International experts are being consulted to see how the fire can be dealt with. Similar fires in dumps abroad have burnt for years.
The latest -- and most serious -- fire started in a pile of waste on Tuesday last week. It is classified as a 'below-surface fire', which mean firefighters are unable to extinguish it.
Effectively, the fire is burning in the core of a mountain of waste, and because no records were kept of what was allowed on to the landfill site by its former owners, it is impossible to speculate on what is actually causing the fire.
The EPA, in a statement yesterday, said its inspectors met with the Kildare County Fire Service yesterday "to plan for the ongoing emergency response to the fire".

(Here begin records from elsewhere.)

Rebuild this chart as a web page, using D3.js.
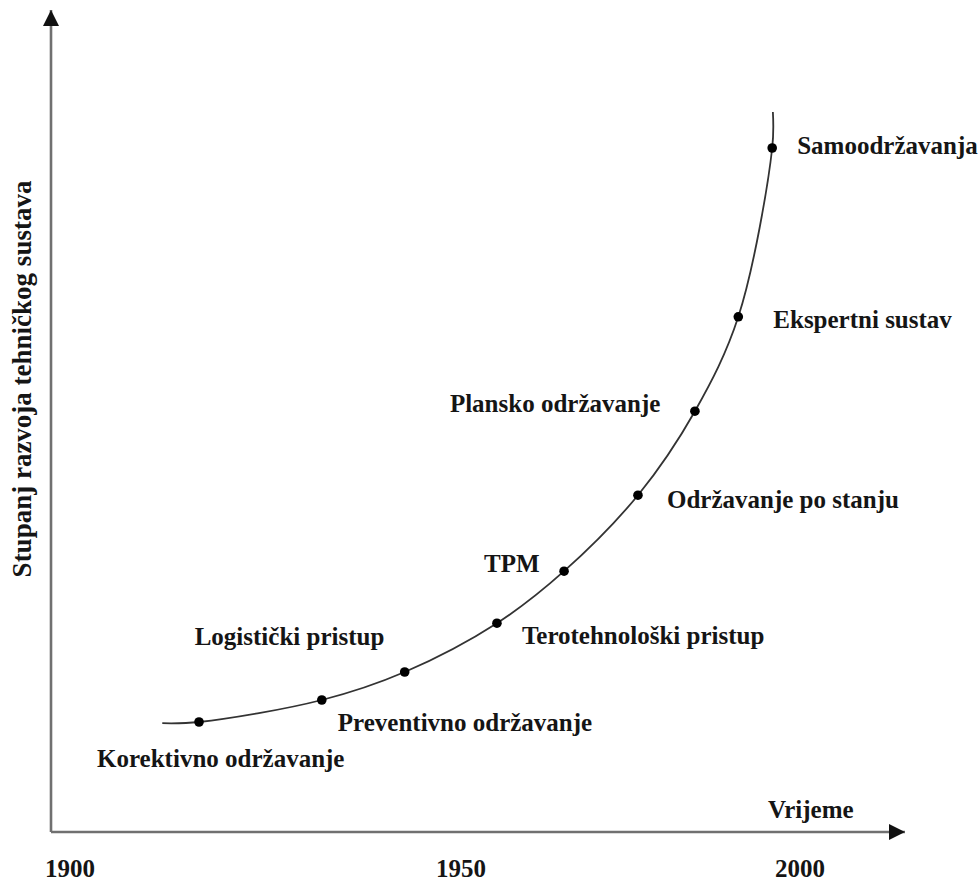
<!DOCTYPE html>
<html>
<head>
<meta charset="utf-8">
<script src="https://cdn.jsdelivr.net/npm/d3@7"></script>
<style>
  html, body { margin: 0; padding: 0; background: #fff; }
  svg text { font-family: "Liberation Serif", "DejaVu Serif", serif; font-weight: bold; fill: #151515; }
</style>
</head>
<body>
<svg id="chart" width="979" height="885"></svg>
<script>
// ---- data ----
const yearTicks = [1900, 1950, 2000];
const tickLabels = ["1900", "1950", "2000"];
const stageNames = [
  "Korektivno održavanje", "Preventivno održavanje", "Logistički pristup",
  "Terotehnološki pristup", "TPM", "Održavanje po stanju",
  "Plansko održavanje", "Ekspertni sustav", "Samoodržavanja"
];
const stageYears = [1916.5, 1932.2, 1942.8, 1955.3, 1965.2, 1976.1, 1984.5, 1990.9, 1995.9];
const stageLevels = [13.75, 16.5, 20.0, 26.1, 32.6, 42.1, 52.6, 64.4, 85.5];
const curveStart = { year: 1911.8, level: 13.6 };
const curveEnd = { year: 1996.0, level: 90.0 };
const xAxisTitle = "Vrijeme";
const yAxisTitle = "Stupanj razvoja tehničkog sustava";

// ---- layout ----
const svg = d3.select("#chart");
const x = d3.scaleLinear().domain(yearTicks).range([70, 461, 800]);
const y = d3.scaleLinear().domain([0, 100]).range([832, 32]);
const origin = { x: 51, y: 832 };

// label placement (offsets relative to the dot: dx, dy, anchor)
const labelPos = [
  { dx: -102, dy: 45 }, { dx: 16, dy: 31 }, { dx: -210, dy: -27 },
  { dx: 25, dy: 21 }, { dx: -80, dy: 1 }, { dx: 29, dy: 13 },
  { dx: -245, dy: 1 }, { dx: 35, dy: 11 }, { dx: 25, dy: 6 }
];

// arrow marker
const defs = svg.append("defs");
defs.append("marker")
  .attr("id", "arrow").attr("viewBox", "0 0 10 10")
  .attr("refX", 10).attr("refY", 5)
  .attr("markerWidth", 18).attr("markerHeight", 16)
  .attr("markerUnits", "userSpaceOnUse").attr("orient", "auto")
  .append("path").attr("d", "M0,0 L10,5 L0,10 Z").attr("fill", "#111");

// axes
svg.append("line")
  .attr("x1", origin.x).attr("y1", origin.y)
  .attr("x2", 905).attr("y2", origin.y)
  .attr("stroke", "#707070").attr("stroke-width", 2.6)
  .attr("marker-end", "url(#arrow)");
svg.append("line")
  .attr("x1", origin.x).attr("y1", origin.y)
  .attr("x2", origin.x).attr("y2", 10)
  .attr("stroke", "#707070").attr("stroke-width", 2.6)
  .attr("marker-end", "url(#arrow)");

// tick labels
svg.selectAll(".tick").data(yearTicks).enter().append("text")
  .attr("x", d => x(d)).attr("y", 877)
  .attr("text-anchor", "middle")
  .style("font-size", "25px")
  .text((d, i) => tickLabels[i]);

// axis titles
svg.append("text").attr("x", 768).attr("y", 818)
  .style("font-size", "25px").text(xAxisTitle);
svg.append("text")
  .attr("transform", "translate(31,379) rotate(-90)")
  .attr("text-anchor", "middle")
  .style("font-size", "27px").text(yAxisTitle);

// curve
const stages = stageNames.map((n, i) => ({ name: n, year: stageYears[i], level: stageLevels[i] }));
const curvePts = [curveStart, ...stages, curveEnd];
const line = d3.line().x(d => x(d.year)).y(d => y(d.level)).curve(d3.curveCatmullRom.alpha(0.5));
svg.append("path").datum(curvePts)
  .attr("d", line).attr("fill", "none")
  .attr("stroke", "#333").attr("stroke-width", 1.8);

// dots
svg.selectAll(".dot").data(stages).enter().append("circle")
  .attr("cx", d => x(d.year)).attr("cy", d => y(d.level))
  .attr("r", 4.8).attr("fill", "#000");

// labels
svg.selectAll(".lbl").data(stages).enter().append("text")
  .attr("x", (d, i) => x(d.year) + labelPos[i].dx)
  .attr("y", (d, i) => y(d.level) + labelPos[i].dy)
  .style("font-size", "25px")
  .text(d => d.name);
</script>
</body>
</html>
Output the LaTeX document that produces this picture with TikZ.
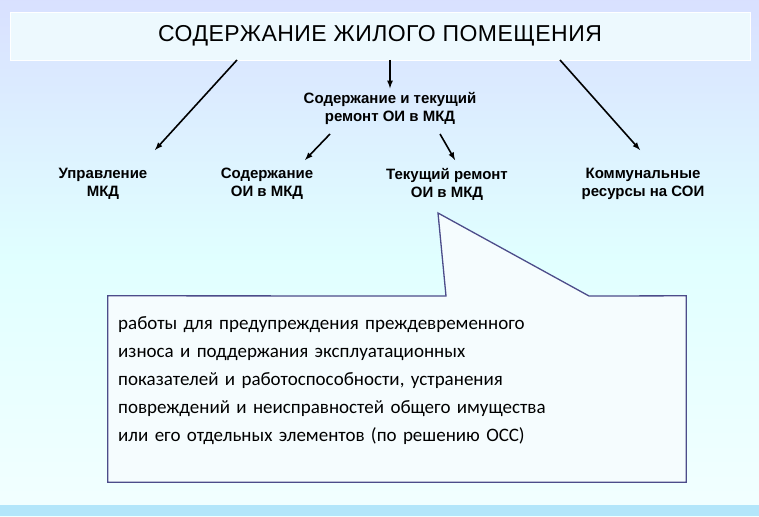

The EPA said yesterday that 1.75 million tonnes of waste had been illegally deposited at the site before it was licenced in 2003 as a dump.
A recent damning report commissioned by the EPA has also warned about the prospect of a catastrophic explosion from gases.
Joe Friel, spokesman for the Clean Air Naas group, which is campaigning against the dump, said they were horrified at the potential health problems arising from the blaze.
"We were told that they cannot put this fire out. We have huge concerns," he added. "Lives are also at risk from an explosion. People are living nearby yet there are no facilities to flare off the gas."
The group appeared before the Dail Environment Committee yesterday outlining a litany of complaints and health fears over the dump.
It will cost more than €30m to clean up the landfill.